WHAT THE TASK ASKS: Pictures stay out of the copy. Please reproduce only the lines between the one holding "Reproduce this chart with matplotlib." and the one holding "plt.rcParams['mathtext.fontset'] = 'cm'", inclusive.

RECORDS SHOWN:

● ● ● ● ●

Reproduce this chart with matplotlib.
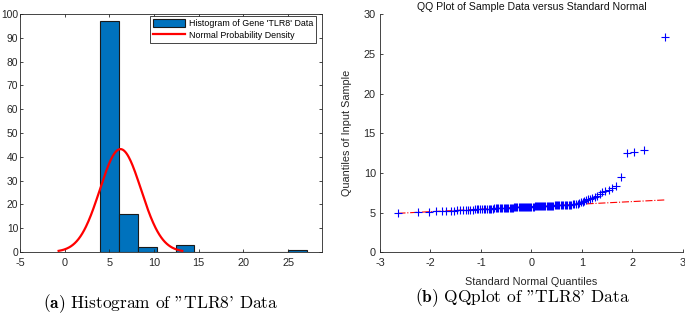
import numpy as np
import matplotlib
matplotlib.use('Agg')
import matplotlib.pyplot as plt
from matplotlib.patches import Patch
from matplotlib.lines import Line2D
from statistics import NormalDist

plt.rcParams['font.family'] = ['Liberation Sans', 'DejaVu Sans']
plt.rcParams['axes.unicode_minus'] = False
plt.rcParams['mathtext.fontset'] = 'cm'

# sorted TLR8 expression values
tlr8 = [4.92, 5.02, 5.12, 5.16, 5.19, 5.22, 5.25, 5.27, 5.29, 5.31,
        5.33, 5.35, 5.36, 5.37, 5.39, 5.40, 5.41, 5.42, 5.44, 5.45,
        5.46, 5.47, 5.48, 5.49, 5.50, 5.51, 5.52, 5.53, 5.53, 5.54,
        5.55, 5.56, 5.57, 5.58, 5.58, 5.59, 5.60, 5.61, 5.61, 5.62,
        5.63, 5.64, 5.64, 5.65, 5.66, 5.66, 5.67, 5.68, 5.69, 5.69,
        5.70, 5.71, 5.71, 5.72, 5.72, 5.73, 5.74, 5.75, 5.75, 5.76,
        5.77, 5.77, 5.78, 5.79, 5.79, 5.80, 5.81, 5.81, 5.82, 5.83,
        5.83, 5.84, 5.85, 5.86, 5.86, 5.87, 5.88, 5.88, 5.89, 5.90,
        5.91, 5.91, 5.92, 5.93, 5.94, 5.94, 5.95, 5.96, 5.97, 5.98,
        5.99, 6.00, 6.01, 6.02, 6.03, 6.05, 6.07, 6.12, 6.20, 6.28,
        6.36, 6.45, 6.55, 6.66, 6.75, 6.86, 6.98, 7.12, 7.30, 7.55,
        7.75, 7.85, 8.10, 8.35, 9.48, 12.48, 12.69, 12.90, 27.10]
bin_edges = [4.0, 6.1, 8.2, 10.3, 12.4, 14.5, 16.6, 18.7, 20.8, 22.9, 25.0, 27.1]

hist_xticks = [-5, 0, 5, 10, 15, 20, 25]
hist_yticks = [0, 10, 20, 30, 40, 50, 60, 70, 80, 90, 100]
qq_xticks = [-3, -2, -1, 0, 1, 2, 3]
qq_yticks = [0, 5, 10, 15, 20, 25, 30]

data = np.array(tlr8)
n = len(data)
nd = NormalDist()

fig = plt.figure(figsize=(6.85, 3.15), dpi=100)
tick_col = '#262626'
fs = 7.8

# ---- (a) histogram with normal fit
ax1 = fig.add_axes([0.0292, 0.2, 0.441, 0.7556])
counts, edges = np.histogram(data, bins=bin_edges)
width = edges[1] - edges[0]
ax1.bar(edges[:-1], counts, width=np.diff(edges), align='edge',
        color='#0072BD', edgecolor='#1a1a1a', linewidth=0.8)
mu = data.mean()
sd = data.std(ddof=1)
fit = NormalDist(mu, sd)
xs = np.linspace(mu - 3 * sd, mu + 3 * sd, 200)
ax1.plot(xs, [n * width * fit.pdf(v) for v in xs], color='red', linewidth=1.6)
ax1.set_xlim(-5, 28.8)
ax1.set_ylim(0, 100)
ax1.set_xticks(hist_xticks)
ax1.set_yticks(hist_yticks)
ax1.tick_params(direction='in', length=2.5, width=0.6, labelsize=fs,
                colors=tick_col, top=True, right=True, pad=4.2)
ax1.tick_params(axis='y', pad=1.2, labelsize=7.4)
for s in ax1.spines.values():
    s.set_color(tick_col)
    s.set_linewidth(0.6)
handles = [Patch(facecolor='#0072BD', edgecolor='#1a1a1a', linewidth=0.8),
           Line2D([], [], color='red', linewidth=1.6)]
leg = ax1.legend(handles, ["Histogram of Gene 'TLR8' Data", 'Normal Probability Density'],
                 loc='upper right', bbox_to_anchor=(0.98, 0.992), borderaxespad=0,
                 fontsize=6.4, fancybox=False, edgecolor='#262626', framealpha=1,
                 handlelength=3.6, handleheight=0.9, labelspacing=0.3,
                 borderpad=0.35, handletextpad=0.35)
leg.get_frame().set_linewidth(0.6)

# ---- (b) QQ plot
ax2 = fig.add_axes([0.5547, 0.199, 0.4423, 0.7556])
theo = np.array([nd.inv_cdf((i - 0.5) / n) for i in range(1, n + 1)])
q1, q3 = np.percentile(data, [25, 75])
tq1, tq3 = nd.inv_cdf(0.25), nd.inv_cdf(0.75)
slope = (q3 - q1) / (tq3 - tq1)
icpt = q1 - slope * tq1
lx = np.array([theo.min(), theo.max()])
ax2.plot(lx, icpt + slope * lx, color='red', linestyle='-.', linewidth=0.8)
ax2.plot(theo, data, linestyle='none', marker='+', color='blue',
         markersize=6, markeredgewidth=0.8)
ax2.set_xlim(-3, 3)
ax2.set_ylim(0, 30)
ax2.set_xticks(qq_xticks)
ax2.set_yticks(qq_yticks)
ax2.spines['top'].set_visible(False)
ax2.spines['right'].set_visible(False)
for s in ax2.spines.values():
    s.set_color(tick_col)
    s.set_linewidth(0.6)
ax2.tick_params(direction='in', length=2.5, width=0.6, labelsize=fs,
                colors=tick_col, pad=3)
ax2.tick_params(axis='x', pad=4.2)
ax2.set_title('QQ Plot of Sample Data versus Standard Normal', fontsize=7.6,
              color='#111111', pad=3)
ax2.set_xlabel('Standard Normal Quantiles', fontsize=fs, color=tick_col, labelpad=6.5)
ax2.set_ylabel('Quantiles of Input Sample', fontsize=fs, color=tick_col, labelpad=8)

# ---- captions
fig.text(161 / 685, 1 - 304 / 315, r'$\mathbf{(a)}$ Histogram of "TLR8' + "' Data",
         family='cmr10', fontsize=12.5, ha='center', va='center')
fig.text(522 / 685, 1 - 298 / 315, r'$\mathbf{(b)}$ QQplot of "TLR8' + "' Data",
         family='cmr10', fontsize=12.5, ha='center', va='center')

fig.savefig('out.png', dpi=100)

● ● ● ● ●

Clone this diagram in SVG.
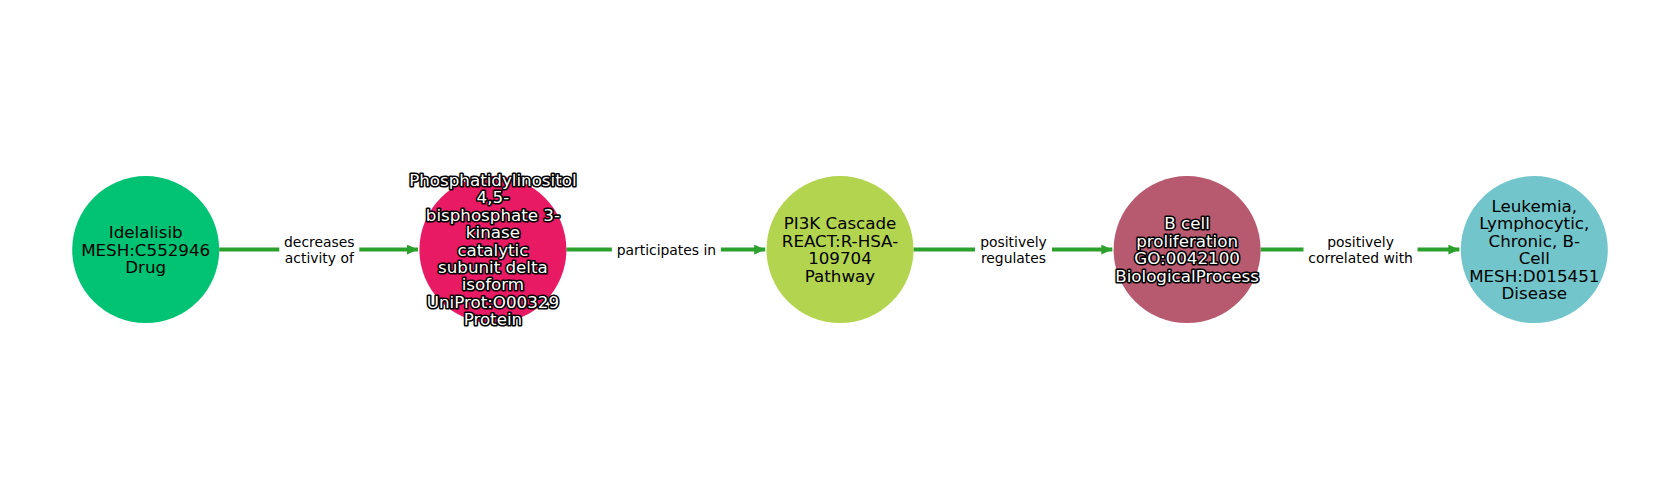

● ● ● ● ●

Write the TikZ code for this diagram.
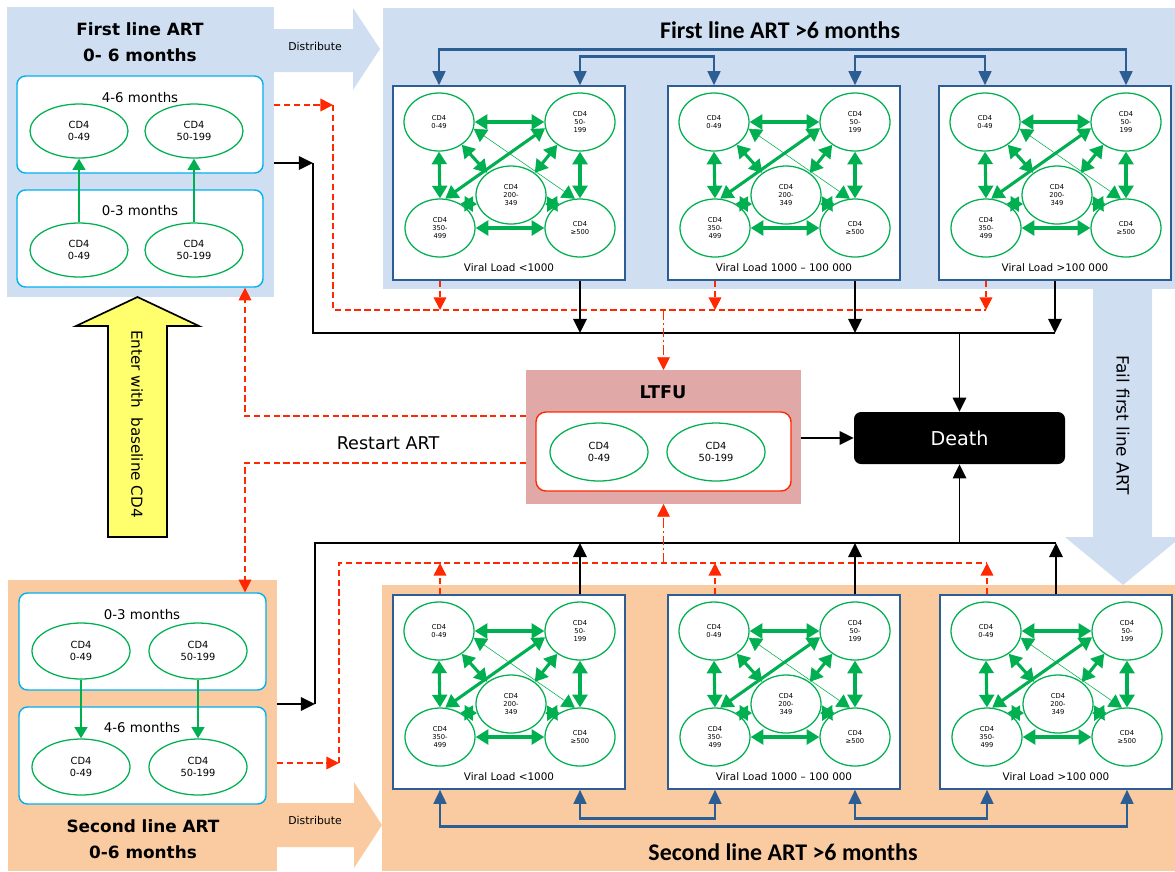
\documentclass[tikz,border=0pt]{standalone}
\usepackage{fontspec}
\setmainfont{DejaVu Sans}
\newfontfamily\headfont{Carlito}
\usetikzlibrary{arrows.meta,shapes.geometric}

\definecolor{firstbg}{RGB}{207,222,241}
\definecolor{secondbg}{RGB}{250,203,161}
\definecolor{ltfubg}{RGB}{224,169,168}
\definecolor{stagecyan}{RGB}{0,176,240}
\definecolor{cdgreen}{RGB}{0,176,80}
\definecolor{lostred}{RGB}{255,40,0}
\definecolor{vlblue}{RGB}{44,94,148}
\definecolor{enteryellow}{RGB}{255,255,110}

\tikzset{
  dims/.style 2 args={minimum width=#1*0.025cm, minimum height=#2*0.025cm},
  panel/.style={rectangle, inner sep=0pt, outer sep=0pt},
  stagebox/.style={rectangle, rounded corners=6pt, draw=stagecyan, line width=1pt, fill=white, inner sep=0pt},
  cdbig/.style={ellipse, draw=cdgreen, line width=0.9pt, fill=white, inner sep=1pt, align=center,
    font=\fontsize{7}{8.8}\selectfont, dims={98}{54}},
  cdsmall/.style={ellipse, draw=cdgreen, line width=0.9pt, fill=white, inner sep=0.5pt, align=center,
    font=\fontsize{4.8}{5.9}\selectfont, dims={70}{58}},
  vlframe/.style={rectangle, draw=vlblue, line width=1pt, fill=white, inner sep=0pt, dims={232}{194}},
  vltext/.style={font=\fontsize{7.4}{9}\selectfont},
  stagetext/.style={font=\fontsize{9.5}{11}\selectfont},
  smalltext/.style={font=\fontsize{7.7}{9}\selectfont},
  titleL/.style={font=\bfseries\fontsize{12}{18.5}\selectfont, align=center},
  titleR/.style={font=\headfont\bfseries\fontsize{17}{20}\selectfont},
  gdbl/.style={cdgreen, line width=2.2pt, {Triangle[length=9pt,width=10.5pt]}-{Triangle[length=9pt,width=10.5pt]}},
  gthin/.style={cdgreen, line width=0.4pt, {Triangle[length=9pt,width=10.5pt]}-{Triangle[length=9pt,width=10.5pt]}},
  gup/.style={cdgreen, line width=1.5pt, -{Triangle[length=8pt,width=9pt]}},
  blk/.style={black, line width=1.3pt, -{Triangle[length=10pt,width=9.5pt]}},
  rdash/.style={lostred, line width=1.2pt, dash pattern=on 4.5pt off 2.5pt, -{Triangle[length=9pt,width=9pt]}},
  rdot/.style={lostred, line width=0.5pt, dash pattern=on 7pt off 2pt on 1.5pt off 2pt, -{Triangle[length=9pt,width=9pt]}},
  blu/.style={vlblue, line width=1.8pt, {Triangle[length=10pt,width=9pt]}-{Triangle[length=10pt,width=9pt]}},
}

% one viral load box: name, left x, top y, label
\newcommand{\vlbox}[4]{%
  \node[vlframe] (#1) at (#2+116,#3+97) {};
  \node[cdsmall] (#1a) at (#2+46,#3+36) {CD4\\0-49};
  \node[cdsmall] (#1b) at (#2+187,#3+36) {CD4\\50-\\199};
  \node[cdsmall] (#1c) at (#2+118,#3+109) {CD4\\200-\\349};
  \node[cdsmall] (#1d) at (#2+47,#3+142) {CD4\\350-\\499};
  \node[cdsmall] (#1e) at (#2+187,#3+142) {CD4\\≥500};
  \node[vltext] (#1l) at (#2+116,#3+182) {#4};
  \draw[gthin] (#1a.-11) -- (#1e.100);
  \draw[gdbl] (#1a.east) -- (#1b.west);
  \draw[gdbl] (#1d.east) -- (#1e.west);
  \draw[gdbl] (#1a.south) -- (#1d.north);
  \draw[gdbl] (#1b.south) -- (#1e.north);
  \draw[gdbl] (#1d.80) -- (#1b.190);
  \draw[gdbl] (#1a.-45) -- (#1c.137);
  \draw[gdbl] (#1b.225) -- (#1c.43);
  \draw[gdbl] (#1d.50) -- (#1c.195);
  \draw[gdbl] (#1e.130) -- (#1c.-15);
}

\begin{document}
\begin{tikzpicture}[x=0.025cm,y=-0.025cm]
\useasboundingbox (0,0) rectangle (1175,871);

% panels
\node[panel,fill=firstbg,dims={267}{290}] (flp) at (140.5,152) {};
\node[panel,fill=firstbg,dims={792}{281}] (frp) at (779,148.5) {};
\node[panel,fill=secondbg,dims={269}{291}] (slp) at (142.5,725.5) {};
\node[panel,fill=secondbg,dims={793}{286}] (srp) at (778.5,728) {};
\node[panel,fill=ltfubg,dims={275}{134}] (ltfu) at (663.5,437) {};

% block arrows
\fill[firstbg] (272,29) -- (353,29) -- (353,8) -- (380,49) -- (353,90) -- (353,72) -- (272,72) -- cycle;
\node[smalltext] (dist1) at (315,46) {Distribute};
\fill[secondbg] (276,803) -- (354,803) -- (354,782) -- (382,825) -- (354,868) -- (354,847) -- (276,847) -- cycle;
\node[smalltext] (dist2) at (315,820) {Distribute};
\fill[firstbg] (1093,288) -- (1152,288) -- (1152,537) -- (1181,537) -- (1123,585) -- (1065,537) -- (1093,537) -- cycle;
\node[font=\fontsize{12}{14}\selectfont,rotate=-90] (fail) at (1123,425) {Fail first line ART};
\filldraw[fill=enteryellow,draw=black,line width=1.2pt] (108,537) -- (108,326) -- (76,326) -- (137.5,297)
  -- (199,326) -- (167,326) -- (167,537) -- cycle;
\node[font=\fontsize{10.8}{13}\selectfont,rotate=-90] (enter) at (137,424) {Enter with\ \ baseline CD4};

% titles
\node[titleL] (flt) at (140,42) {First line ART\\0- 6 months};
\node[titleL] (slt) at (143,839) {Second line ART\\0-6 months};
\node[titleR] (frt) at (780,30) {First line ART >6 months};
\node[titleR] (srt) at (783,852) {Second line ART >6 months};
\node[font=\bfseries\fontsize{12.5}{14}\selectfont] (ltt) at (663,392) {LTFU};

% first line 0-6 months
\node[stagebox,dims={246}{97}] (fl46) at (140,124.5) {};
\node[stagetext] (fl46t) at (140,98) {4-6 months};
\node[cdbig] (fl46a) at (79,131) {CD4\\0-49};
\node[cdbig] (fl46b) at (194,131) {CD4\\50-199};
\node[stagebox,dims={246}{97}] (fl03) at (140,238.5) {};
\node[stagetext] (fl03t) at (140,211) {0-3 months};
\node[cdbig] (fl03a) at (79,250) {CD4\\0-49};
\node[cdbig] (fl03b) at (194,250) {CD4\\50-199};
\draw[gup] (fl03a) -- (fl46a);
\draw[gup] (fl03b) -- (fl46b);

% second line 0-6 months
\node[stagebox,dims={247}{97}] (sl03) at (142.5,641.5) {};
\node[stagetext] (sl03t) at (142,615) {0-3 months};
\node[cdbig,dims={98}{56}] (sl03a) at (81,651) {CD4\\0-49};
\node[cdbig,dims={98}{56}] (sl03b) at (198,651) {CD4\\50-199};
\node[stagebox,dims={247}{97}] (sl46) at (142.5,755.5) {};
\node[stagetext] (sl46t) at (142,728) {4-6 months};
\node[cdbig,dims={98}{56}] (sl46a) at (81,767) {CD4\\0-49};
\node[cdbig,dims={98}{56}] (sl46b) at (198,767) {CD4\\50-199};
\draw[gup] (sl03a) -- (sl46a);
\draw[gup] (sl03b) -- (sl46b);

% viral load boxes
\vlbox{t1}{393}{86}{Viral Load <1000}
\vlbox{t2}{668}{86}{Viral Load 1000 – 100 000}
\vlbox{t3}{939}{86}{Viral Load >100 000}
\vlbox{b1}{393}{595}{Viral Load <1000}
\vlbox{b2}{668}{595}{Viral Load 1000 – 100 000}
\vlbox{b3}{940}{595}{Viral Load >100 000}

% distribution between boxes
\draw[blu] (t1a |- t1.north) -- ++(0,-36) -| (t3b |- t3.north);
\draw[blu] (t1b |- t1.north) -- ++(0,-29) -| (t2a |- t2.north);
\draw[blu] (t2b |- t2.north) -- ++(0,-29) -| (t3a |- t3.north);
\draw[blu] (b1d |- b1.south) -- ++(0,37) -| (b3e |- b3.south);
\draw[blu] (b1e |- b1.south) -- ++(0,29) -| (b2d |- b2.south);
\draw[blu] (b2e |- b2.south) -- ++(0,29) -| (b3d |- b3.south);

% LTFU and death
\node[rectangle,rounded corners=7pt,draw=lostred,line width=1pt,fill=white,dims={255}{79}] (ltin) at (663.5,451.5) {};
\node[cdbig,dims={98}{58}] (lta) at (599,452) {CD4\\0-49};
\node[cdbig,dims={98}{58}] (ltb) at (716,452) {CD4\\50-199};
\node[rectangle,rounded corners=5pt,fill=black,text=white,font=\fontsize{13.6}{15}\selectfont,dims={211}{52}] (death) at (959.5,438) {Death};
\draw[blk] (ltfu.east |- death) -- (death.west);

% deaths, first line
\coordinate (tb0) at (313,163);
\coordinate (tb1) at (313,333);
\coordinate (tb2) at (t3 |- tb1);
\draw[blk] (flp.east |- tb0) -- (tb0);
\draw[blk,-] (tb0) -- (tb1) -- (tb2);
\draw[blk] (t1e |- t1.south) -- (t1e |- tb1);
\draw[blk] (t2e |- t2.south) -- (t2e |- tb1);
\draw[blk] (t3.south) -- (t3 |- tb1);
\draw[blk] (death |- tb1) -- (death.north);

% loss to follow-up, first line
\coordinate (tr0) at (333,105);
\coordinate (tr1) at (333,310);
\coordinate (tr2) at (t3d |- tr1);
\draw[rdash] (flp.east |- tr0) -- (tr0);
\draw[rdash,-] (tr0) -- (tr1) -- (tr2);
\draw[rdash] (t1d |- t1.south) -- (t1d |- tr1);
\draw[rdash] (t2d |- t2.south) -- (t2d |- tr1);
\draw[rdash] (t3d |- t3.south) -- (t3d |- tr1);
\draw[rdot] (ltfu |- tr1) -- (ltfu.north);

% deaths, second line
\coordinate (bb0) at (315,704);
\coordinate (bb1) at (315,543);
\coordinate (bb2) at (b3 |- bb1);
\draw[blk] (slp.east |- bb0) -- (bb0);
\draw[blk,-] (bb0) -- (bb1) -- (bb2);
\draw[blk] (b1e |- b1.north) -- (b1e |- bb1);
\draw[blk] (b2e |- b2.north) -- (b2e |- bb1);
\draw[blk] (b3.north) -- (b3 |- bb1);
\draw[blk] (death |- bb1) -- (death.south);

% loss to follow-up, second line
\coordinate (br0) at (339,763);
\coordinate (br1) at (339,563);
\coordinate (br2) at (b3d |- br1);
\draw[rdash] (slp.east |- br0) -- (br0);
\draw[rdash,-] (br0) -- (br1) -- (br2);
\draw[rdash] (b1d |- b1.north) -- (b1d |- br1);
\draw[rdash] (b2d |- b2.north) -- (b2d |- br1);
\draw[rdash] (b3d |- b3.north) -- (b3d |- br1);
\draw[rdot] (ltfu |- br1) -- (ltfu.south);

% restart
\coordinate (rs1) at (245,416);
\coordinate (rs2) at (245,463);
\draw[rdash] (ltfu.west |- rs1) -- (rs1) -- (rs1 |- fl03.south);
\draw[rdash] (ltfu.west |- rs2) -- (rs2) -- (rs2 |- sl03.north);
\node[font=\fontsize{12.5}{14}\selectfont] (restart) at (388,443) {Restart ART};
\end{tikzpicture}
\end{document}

● ● ● ● ●

RESPONSE TO THE EXERCISE:
Reproduce this chart with matplotlib.
import numpy as np
import matplotlib
matplotlib.use('Agg')
import matplotlib.pyplot as plt
from matplotlib.patches import Patch
from matplotlib.lines import Line2D
from statistics import NormalDist

plt.rcParams['font.family'] = ['Liberation Sans', 'DejaVu Sans']
plt.rcParams['axes.unicode_minus'] = False
plt.rcParams['mathtext.fontset'] = 'cm'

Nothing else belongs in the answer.